While Cameroon frets over image, nation's newsmen want freer press
Limbe (Victoria), Cameroon — This small West African nation is spit and polishing its image.
It wants to attract new trade partners in the West. And the country's journalists are being encouraged to join in - by acting as an applauding audience for the government rather than front-row critics.
This co-opting of the press has taken on added importance here in the wake of President Ahmadou Ahidjo's visit to Washington July 25 to 28.
Freedom of the press is a niggling issue in many third-world countries. Governments, aiming to get on with development, often take the position that the press should serve government ends. But many journalists of countries where the press is restricted are chomping at the bit.
Here, in this tropical, black African country, the issue has generated an especially steamy heat.
The political stability of President Ahidjo's 22-year reign has allowed for a modest safety valve of press freedom. Although there is as yet no television, and the bilingual radio and major newspaper are government owned, there are a number of small, independent newspapers.
But because of recent arrests of journalists and increased restrictions since the passing of a 1981 press law, Cameroonian journalists are beginning to question the extent of that freedom. A recent conference here set out the lines of the debate.
''The country is at a turning point in its history. . . . We cannot afford to be like the British or American press - we have the task of development - to form a new society,'' a provincial delegate for information and culture told journalists.
The delegate explained that the press is still in its infancy, and that what is needed is the concept of ''development information.'' Journalists should not feel that censorship is wrong, he said, but that it is necessary to curb irresponsible journalism - those who would like to ''dig up all sorts of things in our society for sensationalism.''
Some journalists present questioned the government's definition of ''development journalism.'' One claimed that the government hides behind ''a smoke screen of development,'' telling the press that the ''third-world people are not 'developed' enough to be given stories without censorship.''
''Societies and politicians should not be turned into sacred cows,'' he said. Another journalist declared that by restricting information and criticism, the government is postponing problems, not solving them.
A Cameroon journalist who asked to remain anonymous said the government is too secretive.

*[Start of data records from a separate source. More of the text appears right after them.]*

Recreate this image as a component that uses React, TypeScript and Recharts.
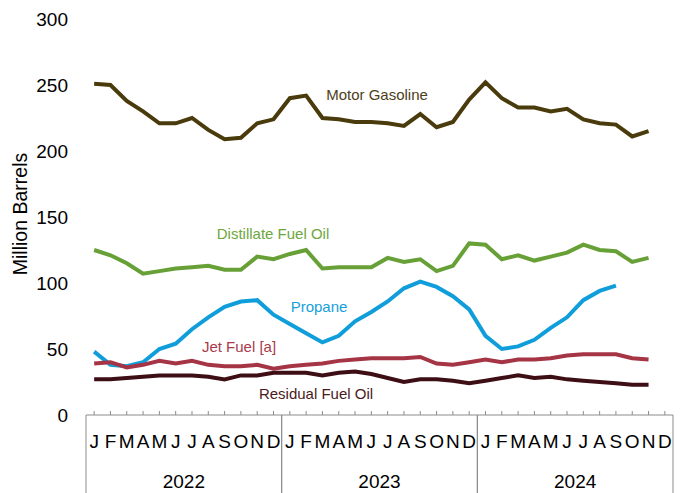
import { LineChart, Line, XAxis, YAxis } from "recharts";

const YEARS = ["2022", "2023", "2024"];
const MONTH_LETTERS = ["J", "F", "M", "A", "M", "J", "J", "A", "S", "O", "N", "D"];
const Y_TICKS = [0, 50, 100, 150, 200, 250, 300];

// monthly stocks, million barrels (Jan 2022 .. Nov 2024)
const motorGasoline = [
  251, 250, 238, 230, 221, 221, 225, 216, 209, 210, 221, 224,
  240, 242, 225, 224, 222, 222, 221, 219, 228, 218, 222, 239,
  252, 240, 233, 233, 230, 232, 224, 221, 220, 211, 215,
];
const distillateFuelOil = [
  125, 121, 115, 107, 109, 111, 112, 113, 110, 110, 120, 118,
  122, 125, 111, 112, 112, 112, 119, 116, 118, 109, 113, 130,
  129, 118, 121, 117, 120, 123, 129, 125, 124, 116, 119,
];
const propane = [
  48, 38, 37, 40, 50, 54, 65, 74, 82, 86, 87, 76,
  69, 62, 55, 60, 71, 78, 86, 96, 101, 97, 90, 80,
  60, 50, 52, 57, 66, 74, 87, 94, 98,
];
const jetFuel = [
  39, 40, 36, 38, 41, 39, 41, 38, 37, 37, 38, 35,
  37, 38, 39, 41, 42, 43, 43, 43, 44, 39, 38, 40,
  42, 40, 42, 42, 43, 45, 46, 46, 46, 43, 42,
];
const residualFuelOil = [
  27, 27, 28, 29, 30, 30, 30, 29, 27, 30, 30, 32,
  32, 32, 30, 32, 33, 31, 28, 25, 27, 27, 26, 24,
  26, 28, 30, 28, 29, 27, 26, 25, 24, 23, 23,
];

const MONTHS = YEARS.flatMap((y) => MONTH_LETTERS.map((_, m) => `${y}-${m + 1}`));

const data = MONTHS.map((month, i) => ({
  month,
  gasoline: motorGasoline[i] ?? null,
  distillate: distillateFuelOil[i] ?? null,
  propane: propane[i] ?? null,
  jet: jetFuel[i] ?? null,
  residual: residualFuelOil[i] ?? null,
}));

const W = 682;
const H = 493;
const LEFT = 86;
const RIGHT = 9;
const BAND = (W - LEFT - RIGHT) / MONTHS.length;
const FONT = "'Liberation Sans', Arial, sans-serif";
const AXIS = "#8c8c8c";

function MonthTick(props: any) {
  const { x, y, payload } = props;
  const idx = MONTHS.indexOf(payload.value);
  const m = idx % 12;
  return (
    <g>
      <line x1={x} x2={x} y1={y} y2={y - 4} stroke={AXIS} />
      <text x={x} y={y + 33} textAnchor="middle" fontSize={19} fill="#000" fontFamily={FONT}>
        {MONTH_LETTERS[m]}
      </text>
      {m === 0 && (
        <line x1={x - BAND / 2} x2={x - BAND / 2} y1={y} y2={y + 80} stroke={AXIS} />
      )}
      {m === 11 && (
        <line x1={x + BAND / 2} x2={x + BAND / 2} y1={y} y2={y + 80} stroke={AXIS} />
      )}
      {m === 5 && (
        <text x={x + BAND / 2} y={y + 73} textAnchor="middle" fontSize={19} fill="#000" fontFamily={FONT}>
          {YEARS[Math.floor(idx / 12)]}
        </text>
      )}
    </g>
  );
}

const SERIES = [
  { key: "gasoline", color: "#4a3b0c" },
  { key: "distillate", color: "#67a036" },
  { key: "propane", color: "#109edb" },
  { key: "jet", color: "#a53445" },
  { key: "residual", color: "#3d0e14" },
];

export default function App() {
  return (
    <div style={{ position: "absolute", left: 0, top: 0, width: W, height: H, background: "#fff" }}>
      <LineChart width={W} height={H} data={data} margin={{ top: 19, right: RIGHT, bottom: 0, left: 0 }}>
        <XAxis
          dataKey="month"
          interval={0}
          height={78}
          padding={{ left: BAND / 2, right: BAND / 2 }}
          tickLine={false}
          tickSize={0}
          tickMargin={0}
          axisLine={{ stroke: AXIS }}
          tick={<MonthTick />}
        />
        <YAxis
          width={LEFT}
          domain={[0, 300]}
          ticks={Y_TICKS}
          axisLine={false}
          tickLine={false}
          tickSize={0}
          tickMargin={18}
          tick={{ fontSize: 19, fill: "#000", fontFamily: FONT }}
        />
        {SERIES.map((s) => (
          <Line
            key={s.key}
            dataKey={s.key}
            type="linear"
            stroke={s.color}
            strokeWidth={4}
            dot={false}
            activeDot={false}
            connectNulls={false}
            isAnimationActive={false}
          />
        ))}
      </LineChart>
      <svg
        width={W}
        height={H}
        style={{ position: "absolute", left: 0, top: 0, pointerEvents: "none" }}
        fontFamily={FONT}
      >
        <text x={20} y={214} transform="rotate(-90 20 214)" textAnchor="middle" dominantBaseline="central" fontSize={19.5} fill="#000">
          Million Barrels
        </text>
        <text x={377} y={100} textAnchor="middle" fontSize={15} fill="#4d4020">Motor Gasoline</text>
        <text x={273} y={239} textAnchor="middle" fontSize={15} fill="#6ea640">Distillate Fuel Oil</text>
        <text x={319} y={312} textAnchor="middle" fontSize={15} fill="#16a0dc">Propane</text>
        <text x={239} y={352} textAnchor="middle" fontSize={15} fill="#a83a4a">Jet Fuel [a]</text>
        <text x={316} y={399} textAnchor="middle" fontSize={15} fill="#4a1a20">Residual Fuel Oil</text>
      </svg>
    </div>
  );
}
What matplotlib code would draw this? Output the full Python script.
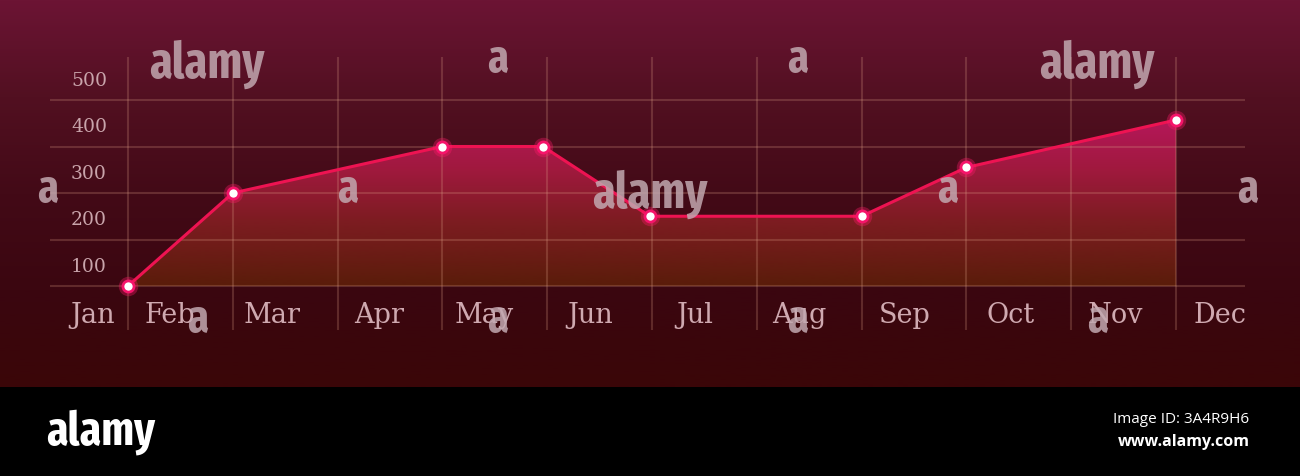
import numpy as np
import matplotlib
matplotlib.use("Agg")
import matplotlib.pyplot as plt
from matplotlib import font_manager
from matplotlib.font_manager import FontProperties
from matplotlib.colors import LinearSegmentedColormap

# ---------------- data ----------------
months = ["Jan", "Feb", "Mar", "Apr", "May", "Jun", "Jul", "Aug", "Sep", "Oct", "Nov", "Dec"]
month_pos = [-0.34, 0.40, 1.38, 2.40, 3.40, 4.41, 5.41, 6.41, 7.41, 8.42, 9.42, 10.42]
y_ticks = [100, 200, 300, 400, 500]
y_tick_labels = ["100", "200", "300", "400", "500"]
grid_x = list(range(11))
point_x = [0, 1, 3, 3.96, 4.98, 7, 8, 10]
point_y = [100, 300, 400, 400, 250, 250, 355, 457]

# ---------------- fonts ----------------
def pick_condensed():
    best = None
    best_score = -1
    for f in font_manager.fontManager.ttflist:
        fn = f.fname.replace("-", "").replace("_", "").lower()
        if "italic" in fn or "oblique" in fn:
            continue
        score = 0
        if "extracondensed" in fn:
            score += 6
        elif "semicondensed" in fn:
            score += 2
        elif "condensed" in fn or "narrow" in fn:
            score += 4
        else:
            continue
        if "extrabold" in fn or "black" in fn:
            score += 2
        elif "bold" in fn and "semibold" not in fn:
            score += 3
        elif "semibold" in fn:
            score += 1
        if "sans" in fn:
            score += 1
        if "mono" in fn or "serif" in fn.replace("sansserif", ""):
            score -= 5
        if score > best_score:
            best_score = score
            best = f.fname
    return best

cond_path = pick_condensed()
if cond_path:
    wm_fp = FontProperties(fname=cond_path)
    wm_scale = 1.0
else:
    wm_fp = FontProperties(family="DejaVu Sans", weight="bold", stretch="condensed")
    wm_scale = 0.75

serif = "DejaVu Serif"
names = {f.name for f in font_manager.fontManager.ttflist}
sans = "Open Sans" if "Open Sans" in names else "DejaVu Sans"

W, H = 1300, 476
fig = plt.figure(figsize=(W / 100, H / 100), dpi=100)
fig.patch.set_facecolor("black")

panel_h = 387
bg = fig.add_axes([0, 1 - panel_h / H, 1, panel_h / H])
bg.set_axis_off()
bg_cmap = LinearSegmentedColormap.from_list(
    "bg", [(0.0, "#6c1434"), (0.25, "#521021"), (0.5, "#430a17"), (0.75, "#3b0610"), (1.0, "#3a0608")])
grad = np.linspace(0, 1, 256).reshape(-1, 1)
bg.imshow(grad, aspect="auto", cmap=bg_cmap, extent=[0, 1, 0, 1], origin="upper")
bg.set_xlim(0, 1)
bg.set_ylim(0, 1)

ax = fig.add_axes([0, 1 - panel_h / H, 1, panel_h / H])
ax.set_axis_off()
ax.patch.set_alpha(0)
pxx = 104.8
pxy = 0.465
ax.set_xlim(-128 / pxx, (W - 128) / pxx)
ax.set_ylim(100 - (panel_h - 286) / pxy, 100 + 286 / pxy)

# filled area with gradient
poly = ax.fill_between(point_x, point_y, 100, facecolor="none", edgecolor="none")
fill_cmap = LinearSegmentedColormap.from_list(
    "fill", [(0.0, "#b5175a"), (0.3, "#a0193e"), (0.6, "#7e1c22"), (1.0, "#5a1c0a")])
top = max(point_y)
im = ax.imshow(grad, aspect="auto", cmap=fill_cmap,
               extent=[point_x[0], point_x[-1], 100, top], origin="upper", zorder=2)
im.set_clip_path(poly.get_paths()[0], transform=ax.transData)

# grid
gcol = (0.86, 0.62, 0.52, 0.24)
for v in y_ticks:
    ax.plot([(50 - 128) / pxx, (1245 - 128) / pxx], [v, v], color=gcol, lw=1.5, zorder=3,
            solid_capstyle="butt")
for k in grid_x:
    ax.plot([k, k], [100 + (286 - 57) / pxy, 100 - (330 - 286) / pxy], color=gcol, lw=1.5,
            zorder=3, solid_capstyle="butt")

# line + markers
ax.plot(point_x, point_y, color="#ee1352", lw=2.2, zorder=4)
ax.plot(point_x, point_y, ls="none", marker="o", ms=14, color="#ff1a6a", alpha=0.35, mec="none", zorder=5)
ax.plot(point_x, point_y, ls="none", marker="o", ms=8, mfc="white", mec="#f5146a", mew=2.0, zorder=6)

# labels
lab_col = "#c9a4ab"
for t, v in zip(y_tick_labels, y_ticks):
    ax.text((89 - 128) / pxx, v + 31, t, ha="center", va="baseline", fontsize=13.5,
            family=serif, color=lab_col, zorder=7)
for m, p in zip(months, month_pos):
    ax.text(p, 100 - (323 - 286) / pxy, m, ha="center", va="baseline", fontsize=19.5,
            family=serif, color="#cfa9b0", zorder=7)

# watermarks
def fx(x):
    return x / W

def fy(y):
    return 1 - y / H

wm_col = (0.76, 0.66, 0.69, 0.85)
for (x, y) in [(207, 78), (1097, 78), (650, 208)]:
    fig.text(fx(x), fy(y), "alamy", ha="center", va="baseline", fontsize=36 * wm_scale,
             fontproperties=wm_fp, color=wm_col, zorder=10)
for (x, y) in [(48, 202), (348, 202), (498, 72), (798, 72), (948, 202), (1248, 202),
               (198, 332), (498, 332), (798, 332), (1098, 332)]:
    fig.text(fx(x), fy(y), "a", ha="center", va="baseline", fontsize=33 * wm_scale,
             fontproperties=wm_fp, color=wm_col, zorder=10)

# bottom band text
fig.text(fx(101), fy(445), "alamy", ha="center", va="baseline", fontsize=34 * wm_scale,
         fontproperties=wm_fp, color="white")
fig.text(fx(1249), fy(423), "Image ID: 3A4R9H6", ha="right", va="baseline", fontsize=11,
         family=sans, color="white")
fig.text(fx(1250), fy(446), "www.alamy.com", ha="right", va="baseline", fontsize=11.5,
         family=sans, weight="bold", color="white")

fig.savefig("out.png", dpi=100, facecolor=fig.get_facecolor())
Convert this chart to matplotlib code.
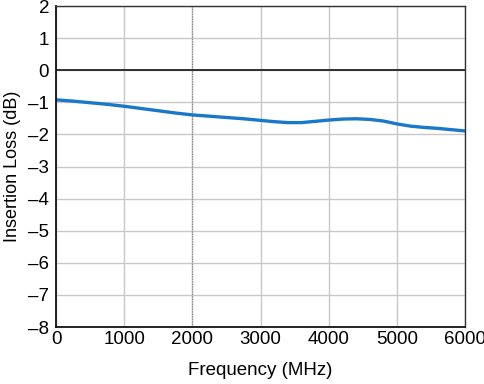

Journalists, like the people in general, live in fear of the secret police. ''Walls have ears, you know,'' he said, glancing behind him, then laughed ironically as he noticed the wall was a series of wooden slats - feeble protection from curious ears.
Before publication, proofs of the newspaper or magazine have to be presented to a censor, he explained. The local officer censors articles he considers to be a threat to security or a criticism of the government. As he put it, censors have journalists ''at their beck and call.''
According to a United States Department of State official, there is one newspaper that refuses to send proofs to the censor. The presses still roll, but security police wait outside the news office to read the first copies and if necessary impound the entire issue.
Recently, several journalists have been arrested by the police. Reasons include not obtaining government permission before publication, publishing articles critical of government censorship, and publicly demanding a government investigation into a rumor about improper fish storage.
According to a reliable source, one journalist was held for questioning overnight; another was held for 63 days.
The one-party government under President Ahidjo has maintained peace in Cameroon since 1960, along with a program of steady economic growth. It has avoided many of the pitfalls of other African governments.
Confronted with the daunting task of building a unified nation from some 200 different and often fiercely independent ethnic groups, President Ahidjo has had to perform a delicate political balancing act.
The news media are used to present an image of strength and unity. They also serve as an education service to introduce new ideas and methods. They deal with a variety of issues, including world affairs.
But, said one journalist, newsgatherers are forced to write against their conscience, and many are simply government ''hacks.'' In Cameroon, he added, there is a lot of ''clapping'' - making visible signs of supporting the party line.